May, 2016

The Regulatory Determinants of Railroad Safety

Summary

We assess the effects of both regulatory changes on railroad safety with the use of RegData and find that partial economic deregulation is associated with improved safety. Safety regulation was most closely associated with improved railroad safety during the period when economic regulation curtailed railroads’ incentives to operate safely.

Key materials

This study is published in the Review of Industrial Organization volume 49, issue 2, and is available via SpringerLink at “The Regulatory Determinants of Railroad Safety.”

Railroad safety has dramatically improved over the past 40 years. Determining why this improvement occurred may provide lessons for future regulatory reform. During this period, the freight railroad industry experienced significant reductions in economic regulation and considerable expansion of safety regulation.

In a new study published in the Review of Industrial Organization, authors Jerry Ellig and Patrick A. McLaughlin, both senior research fellows for the Mercatus Center at George Mason University, seek to determine the relative impact on railroad safety of each set of regulatory adjustments: more safety regulation and less economic regulation. They conclude that the partial economic deregulation of the railroad industry accounted for the vast majority of the improvements to railroad safety that occurred over this time period by restoring normal market incentives for firms to maintain track and equipment and pursue other safety measures. Safety regulation also contributed to increases in safety, but this effect mostly occurred before partial economic deregulation in 1980.

BACKGROUND

From 1978 to 2013, the number of accidents experienced by the major freight railroads plummeted from more than 11,000 to 1,867, despite rail miles traveled doubling over that time. Significant changes in both economic and safety regulations with the potential to affect railroad safety occurred during this same period:

  • Partial economic deregulation followed the Staggers Act of 1980. This law deregulated most rail rates and made it easier for railroads to discontinue unprofitable service.
  • Safety regulations from the Federal Railroad Administration (FRA) quadrupled in the decades following Congress’s expansion of the FRA’s authority with the Federal Railroad Safety Act of 1970.

METHODOLOGY AND DATA

New data provided by RegData, a database developed by scholars at the Mercatus Center, enables measurement of the changing amounts of economic and safety regulation affecting the railroad industry from 1975 to 2013.

  • RegData parses the text of federal regulations published each year in the Code of Federal Regulations and uses machine learning algorithms to determine the relevance of regulations to individual industries—in this instance, the railroad industry.
  • RegData measures the amount of applicable regulation by counting regulatory restrictions—words and phrases that either obligate or prohibit an action, such as “must,” “shall,” “prohibited,” and “required.”

Data compiled by RegData on economic and safety regulations applicable to the railroad industry between 1975 and 2013 permit an assessment of the relationships between these types of regulation and railroad accident rates. (The study focuses on freight railroads with annual operating revenues of more than $250 million.
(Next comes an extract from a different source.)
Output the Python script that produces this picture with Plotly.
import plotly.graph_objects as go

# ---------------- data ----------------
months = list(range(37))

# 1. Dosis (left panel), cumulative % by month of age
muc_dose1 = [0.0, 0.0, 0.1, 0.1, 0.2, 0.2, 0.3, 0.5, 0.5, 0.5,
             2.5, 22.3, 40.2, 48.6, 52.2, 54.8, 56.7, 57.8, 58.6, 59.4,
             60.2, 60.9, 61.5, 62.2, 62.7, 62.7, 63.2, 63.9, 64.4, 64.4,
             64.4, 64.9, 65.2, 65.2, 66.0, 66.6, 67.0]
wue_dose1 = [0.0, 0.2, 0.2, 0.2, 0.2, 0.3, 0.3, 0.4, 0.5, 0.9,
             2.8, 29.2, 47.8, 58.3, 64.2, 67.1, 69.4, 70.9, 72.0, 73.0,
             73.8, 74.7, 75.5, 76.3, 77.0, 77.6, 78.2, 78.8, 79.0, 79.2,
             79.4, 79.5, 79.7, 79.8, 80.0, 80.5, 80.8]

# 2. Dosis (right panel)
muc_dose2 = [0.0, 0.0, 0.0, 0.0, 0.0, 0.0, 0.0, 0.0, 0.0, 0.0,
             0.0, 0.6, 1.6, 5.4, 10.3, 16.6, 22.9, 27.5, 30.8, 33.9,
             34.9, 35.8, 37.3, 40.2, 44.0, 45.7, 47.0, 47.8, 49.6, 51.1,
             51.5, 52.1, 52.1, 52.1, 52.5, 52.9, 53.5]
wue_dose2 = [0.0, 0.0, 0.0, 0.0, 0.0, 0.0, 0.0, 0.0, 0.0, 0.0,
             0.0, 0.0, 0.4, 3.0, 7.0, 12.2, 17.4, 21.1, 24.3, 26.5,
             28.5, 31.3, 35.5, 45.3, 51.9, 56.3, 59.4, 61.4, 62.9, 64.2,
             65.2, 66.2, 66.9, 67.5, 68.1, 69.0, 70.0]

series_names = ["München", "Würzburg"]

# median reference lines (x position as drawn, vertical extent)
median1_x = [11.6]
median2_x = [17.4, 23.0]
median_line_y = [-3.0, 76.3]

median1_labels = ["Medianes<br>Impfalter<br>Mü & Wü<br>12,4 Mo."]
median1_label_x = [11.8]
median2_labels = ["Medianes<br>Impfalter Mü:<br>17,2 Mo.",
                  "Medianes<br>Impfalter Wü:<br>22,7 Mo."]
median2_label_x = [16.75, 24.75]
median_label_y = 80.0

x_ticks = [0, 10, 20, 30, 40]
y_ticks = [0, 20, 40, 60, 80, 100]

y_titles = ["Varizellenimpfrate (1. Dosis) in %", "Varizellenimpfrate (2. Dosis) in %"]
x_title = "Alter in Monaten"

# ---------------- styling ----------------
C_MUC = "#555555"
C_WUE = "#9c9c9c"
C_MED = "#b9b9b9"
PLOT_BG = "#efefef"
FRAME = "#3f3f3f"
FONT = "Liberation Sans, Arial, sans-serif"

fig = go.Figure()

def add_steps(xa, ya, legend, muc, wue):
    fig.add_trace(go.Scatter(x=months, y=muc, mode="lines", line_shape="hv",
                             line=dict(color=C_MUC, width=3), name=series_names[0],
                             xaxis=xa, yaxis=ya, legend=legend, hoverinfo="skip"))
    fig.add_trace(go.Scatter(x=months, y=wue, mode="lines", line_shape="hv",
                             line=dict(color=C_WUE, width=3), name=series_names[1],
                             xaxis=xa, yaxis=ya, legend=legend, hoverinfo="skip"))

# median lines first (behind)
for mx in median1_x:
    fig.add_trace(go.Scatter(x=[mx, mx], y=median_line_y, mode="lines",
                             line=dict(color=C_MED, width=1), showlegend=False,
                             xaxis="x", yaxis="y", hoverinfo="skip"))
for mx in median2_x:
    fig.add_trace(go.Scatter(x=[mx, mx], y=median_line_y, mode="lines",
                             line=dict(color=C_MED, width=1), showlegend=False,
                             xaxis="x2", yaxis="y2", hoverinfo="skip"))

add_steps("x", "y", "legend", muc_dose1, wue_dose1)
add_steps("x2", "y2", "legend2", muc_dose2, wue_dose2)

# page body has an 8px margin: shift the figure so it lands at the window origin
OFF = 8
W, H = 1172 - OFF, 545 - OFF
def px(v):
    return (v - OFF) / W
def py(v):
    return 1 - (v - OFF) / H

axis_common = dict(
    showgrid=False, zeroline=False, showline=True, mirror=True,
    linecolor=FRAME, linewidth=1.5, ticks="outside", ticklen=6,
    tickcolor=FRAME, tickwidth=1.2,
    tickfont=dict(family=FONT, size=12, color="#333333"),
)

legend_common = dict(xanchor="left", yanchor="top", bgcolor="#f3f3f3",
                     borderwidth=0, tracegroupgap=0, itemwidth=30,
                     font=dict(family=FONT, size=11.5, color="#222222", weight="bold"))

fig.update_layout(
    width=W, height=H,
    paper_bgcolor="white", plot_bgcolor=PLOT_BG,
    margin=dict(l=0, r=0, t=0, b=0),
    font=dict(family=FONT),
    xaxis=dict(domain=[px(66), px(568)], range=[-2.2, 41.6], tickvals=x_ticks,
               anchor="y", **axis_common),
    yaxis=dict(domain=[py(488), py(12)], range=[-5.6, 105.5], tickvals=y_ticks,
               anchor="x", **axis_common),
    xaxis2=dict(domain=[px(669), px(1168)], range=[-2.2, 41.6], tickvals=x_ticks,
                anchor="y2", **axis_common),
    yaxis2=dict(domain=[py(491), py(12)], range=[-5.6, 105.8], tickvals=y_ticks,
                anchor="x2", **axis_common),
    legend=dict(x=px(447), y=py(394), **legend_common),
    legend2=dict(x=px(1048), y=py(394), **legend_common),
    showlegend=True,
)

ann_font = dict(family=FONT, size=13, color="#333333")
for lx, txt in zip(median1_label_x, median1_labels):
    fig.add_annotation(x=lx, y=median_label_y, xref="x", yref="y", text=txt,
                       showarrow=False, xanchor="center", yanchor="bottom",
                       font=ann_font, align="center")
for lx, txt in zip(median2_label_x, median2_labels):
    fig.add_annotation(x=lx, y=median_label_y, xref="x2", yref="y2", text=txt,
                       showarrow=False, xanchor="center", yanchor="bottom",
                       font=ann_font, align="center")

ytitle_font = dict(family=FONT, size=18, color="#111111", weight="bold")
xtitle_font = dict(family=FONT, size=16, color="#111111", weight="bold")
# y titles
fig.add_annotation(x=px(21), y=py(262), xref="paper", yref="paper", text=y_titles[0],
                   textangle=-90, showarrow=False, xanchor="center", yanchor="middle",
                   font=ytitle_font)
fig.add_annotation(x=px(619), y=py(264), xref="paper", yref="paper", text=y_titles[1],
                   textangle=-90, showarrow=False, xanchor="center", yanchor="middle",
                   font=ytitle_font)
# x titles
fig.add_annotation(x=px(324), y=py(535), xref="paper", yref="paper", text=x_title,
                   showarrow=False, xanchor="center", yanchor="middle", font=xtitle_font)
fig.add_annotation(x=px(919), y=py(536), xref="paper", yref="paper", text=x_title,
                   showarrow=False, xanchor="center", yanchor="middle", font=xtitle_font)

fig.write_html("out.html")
Passenger rail services such as Amtrak are not included.)

KEY FINDINGS

Economic Deregulation of Railroads Is Associated with Large Improvements in Safety

Under normal market circumstances, railroads have a direct incentive to prevent accidents that damage their property or harm employees. Economic regulation impaired these incentives:

  • Before 1980, heavy economic regulation reduced railroads’ profitability, bankrupted some railroads, and limited others’ ability to attract capital. These economic conditions discouraged investment in maintenance, resulting in less safe track and equipment, and slowed the development and adoption of new technology that would improve safety.
  • In addition to hampering investment, economic regulation forced railroads to operate in ways that increased accident risks. For example, in the period after partial deregulation, the consolidation of routes and widespread use of unit trains—largely infeasible beforehand—improved safety by reducing the amount of railcar switching, a hazardous activity.
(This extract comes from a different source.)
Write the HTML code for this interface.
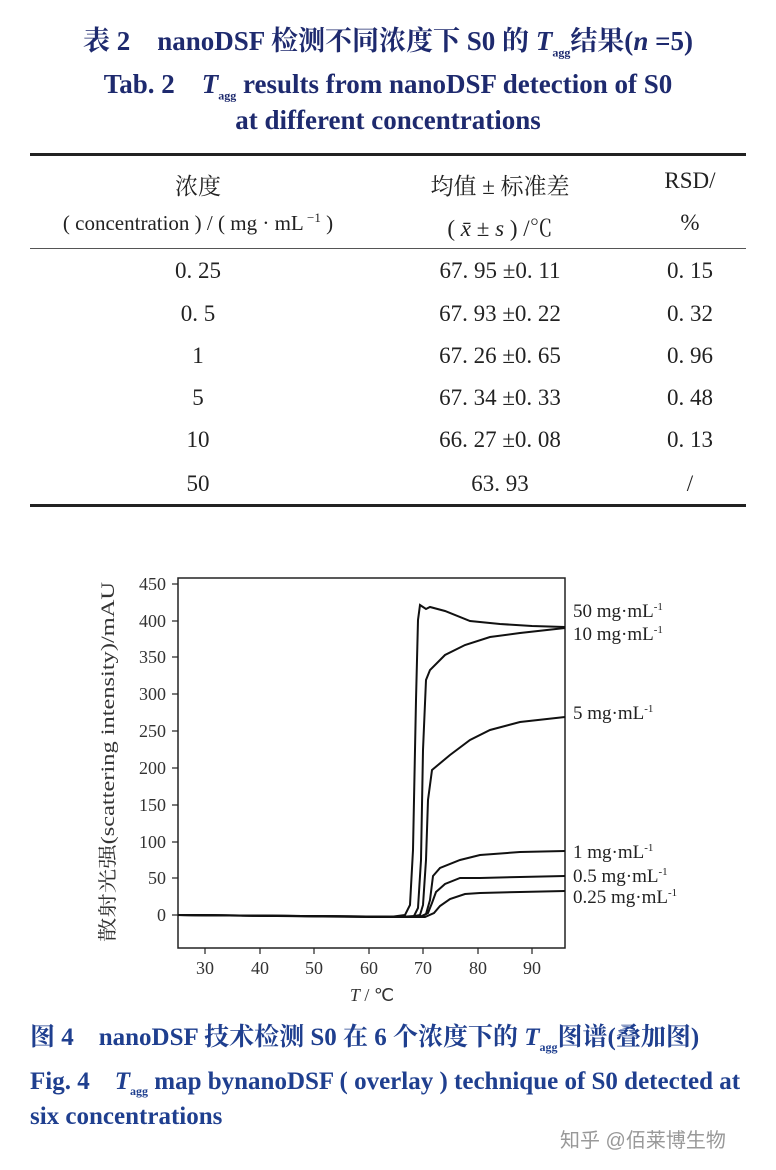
<!DOCTYPE html>
<html><head><meta charset="utf-8"><style>
body{margin:0;width:776px;height:1170px;background:#fff;position:relative;overflow:hidden;font-family:"Liberation Serif","Noto Serif CJK SC",serif;}
.t{position:absolute;white-space:nowrap;}
.title{color:#1e2a6e;font-weight:bold;font-size:27px;left:0;width:776px;text-align:center;}
.cell{position:absolute;font-size:23px;color:#222;text-align:center;transform:translateX(-50%);white-space:nowrap;}
.cap{position:absolute;left:30px;color:#1f3f8f;font-weight:bold;font-size:25px;letter-spacing:0px;white-space:nowrap;}
sub{font-size:12px;}
</style></head><body>
<div class="t title" style="top:19px">表 2　nanoDSF 检测不同浓度下 S0 的 <i>T</i><sub>agg</sub>结果(<i>n</i> =5)</div>
<div class="t title" style="top:62px">Tab. 2　<i>T</i><sub>agg</sub> results from nanoDSF detection of S0</div>
<div class="t title" style="top:105px">at different concentrations</div>
<div style="position:absolute;left:30px;top:153px;width:716px;height:3px;background:#222"></div>
<div style="position:absolute;left:30px;top:248px;width:716px;height:1px;background:#555"></div>
<div style="position:absolute;left:30px;top:504px;width:716px;height:3px;background:#222"></div>
<div class="cell" style="left:198px;top:168px">浓度</div>
<div class="cell" style="left:198px;top:210px;font-size:21px">( concentration ) / ( mg · mL<sup style="font-size:13px"> −1</sup> )</div>
<div class="cell" style="left:500px;top:168px">均值 ± 标准差</div>
<div class="cell" style="left:500px;top:210px">( <i>x̄</i> ± <i>s</i> ) /℃</div>
<div class="cell" style="left:690px;top:168px">RSD/</div>
<div class="cell" style="left:690px;top:210px">%</div>
<div class="cell" style="left:198px;top:258px">0. 25</div><div class="cell" style="left:500px;top:258px">67. 95 ±0. 11</div><div class="cell" style="left:690px;top:258px">0. 15</div>
<div class="cell" style="left:198px;top:301px">0. 5</div><div class="cell" style="left:500px;top:301px">67. 93 ±0. 22</div><div class="cell" style="left:690px;top:301px">0. 32</div>
<div class="cell" style="left:198px;top:343px">1</div><div class="cell" style="left:500px;top:343px">67. 26 ±0. 65</div><div class="cell" style="left:690px;top:343px">0. 96</div>
<div class="cell" style="left:198px;top:385px">5</div><div class="cell" style="left:500px;top:385px">67. 34 ±0. 33</div><div class="cell" style="left:690px;top:385px">0. 48</div>
<div class="cell" style="left:198px;top:427px">10</div><div class="cell" style="left:500px;top:427px">66. 27 ±0. 08</div><div class="cell" style="left:690px;top:427px">0. 13</div>
<div class="cell" style="left:198px;top:471px">50</div><div class="cell" style="left:500px;top:471px">63. 93</div><div class="cell" style="left:690px;top:471px">/</div>

<svg style="position:absolute;left:0;top:0" width="776" height="1170" font-family="Liberation Serif, serif" font-size="18" fill="#333">
<rect x="178" y="578" width="387" height="370" fill="none" stroke="#222" stroke-width="1.5"/>
<g stroke="#222" stroke-width="1.2">
<line x1="172" y1="584" x2="178" y2="584"/><line x1="172" y1="621" x2="178" y2="621"/><line x1="172" y1="657" x2="178" y2="657"/><line x1="172" y1="694" x2="178" y2="694"/><line x1="172" y1="731" x2="178" y2="731"/><line x1="172" y1="768" x2="178" y2="768"/><line x1="172" y1="805" x2="178" y2="805"/><line x1="172" y1="842" x2="178" y2="842"/><line x1="172" y1="878" x2="178" y2="878"/><line x1="172" y1="915" x2="178" y2="915"/>
<line x1="205" y1="948" x2="205" y2="954"/><line x1="260" y1="948" x2="260" y2="954"/><line x1="314" y1="948" x2="314" y2="954"/><line x1="369" y1="948" x2="369" y2="954"/><line x1="423" y1="948" x2="423" y2="954"/><line x1="478" y1="948" x2="478" y2="954"/><line x1="532" y1="948" x2="532" y2="954"/>
</g>
<g text-anchor="end">
<text x="166" y="590">450</text><text x="166" y="627">400</text><text x="166" y="663">350</text><text x="166" y="700">300</text><text x="166" y="737">250</text><text x="166" y="774">200</text><text x="166" y="811">150</text><text x="166" y="848">100</text><text x="166" y="884">50</text><text x="166" y="921">0</text>
</g>
<g text-anchor="middle">
<text x="205" y="974">30</text><text x="260" y="974">40</text><text x="314" y="974">50</text><text x="369" y="974">60</text><text x="423" y="974">70</text><text x="478" y="974">80</text><text x="532" y="974">90</text>
<text x="372" y="1001"><tspan font-style="italic">T</tspan> / ℃</text>
</g>
<text transform="translate(114,762) rotate(-90)" text-anchor="middle" textLength="360" lengthAdjust="spacingAndGlyphs" font-family="Liberation Serif, Noto Serif CJK SC, serif" font-size="19">散射光强(scattering intensity)/mAU</text>
<g fill="none" stroke="#111" stroke-width="2">
<polyline points="178,915 369,917 390,917 405,915 410,905 413,850 416,700 418,620 420,605 426,609 430,607 445,611 470,621 500,624 532,626 565,627"/>
<polyline points="178,915 400,917 414,916 418,908 421,860 423,750 426,680 430,670 445,655 465,645 490,637 520,633 565,628"/>
<polyline points="178,915 410,917 420,915 423,905 426,860 428,800 432,770 450,755 470,740 490,730 520,722 565,717"/>
<polyline points="178,915 420,917 426,914 430,900 433,876 440,868 460,860 480,855 520,852 565,851"/>
<polyline points="178,915 420,917 428,913 432,903 436,892 445,884 460,878 480,878 520,877 565,876"/>
<polyline points="178,915 425,917 434,913 440,906 450,899 465,894 480,893 520,892 565,891"/>
</g>
<g font-size="19" fill="#222">
<text x="573" y="617">50 mg·mL<tspan dy="-7" font-size="11">-1</tspan></text>
<text x="573" y="640">10 mg·mL<tspan dy="-7" font-size="11">-1</tspan></text>
<text x="573" y="719">5 mg·mL<tspan dy="-7" font-size="11">-1</tspan></text>
<text x="573" y="858">1 mg·mL<tspan dy="-7" font-size="11">-1</tspan></text>
<text x="573" y="882">0.5 mg·mL<tspan dy="-7" font-size="11">-1</tspan></text>
<text x="573" y="903">0.25 mg·mL<tspan dy="-7" font-size="11">-1</tspan></text>
</g>
</svg>

<div class="cap" style="top:1017px">图 4　nanoDSF 技术检测 S0 在 6 个浓度下的 <i>T</i><sub>agg</sub>图谱(叠加图)</div>
<div class="cap" style="top:1061px">Fig. 4　<i>T</i><sub>agg</sub> map bynanoDSF ( overlay ) technique of S0 detected at</div>
<div class="cap" style="top:1103px">six concentrations</div>
<div class="t" style="left:560px;top:1124px;font-family:'Liberation Sans','Noto Sans CJK SC',sans-serif;font-size:20px;color:#999">知乎 @佰莱博生物</div>
</body></html>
Additional Safety Regulation Has Had Relatively Little Effect on Safety Improvements Since the Staggers Act of 1980

Before 1980, safety regulations appear to have substituted for economic incentives to improve railroad safety. The number of railroad accidents fell slightly during this time. The bulk of the improvements to railroad safety did not happen until after passage of the Staggers Act, however. Although the stock of safety-related regulatory restrictions published by the FRA has quadrupled since 1975, the Staggers Act accounted for about 89 percent of the decline in the accident rate between 1978 and 2013.

One possible reason safety regulations have had a small impact is that rail safety regulations often consist of design standards rather than performance standards. This diverts attention away from safety outcomes and toward compliance with design requirements alone, and may make railroads less safe than they would be otherwise. In contrast, performance standards permit each railroad to come up with its own design to achieve a desired safety outcome.

CONCLUSION

These findings should motivate policymakers and stakeholders who are concerned with rail safety to carefully reassess existing rail safety regulations to determine which have been effective and which have not. More broadly, it is clear that economic deregulation improved safety more effectively than actual safety regulations by restoring market incentives for firms to pursue safety measures and innovations instead of focusing on complying with regulatory mandates.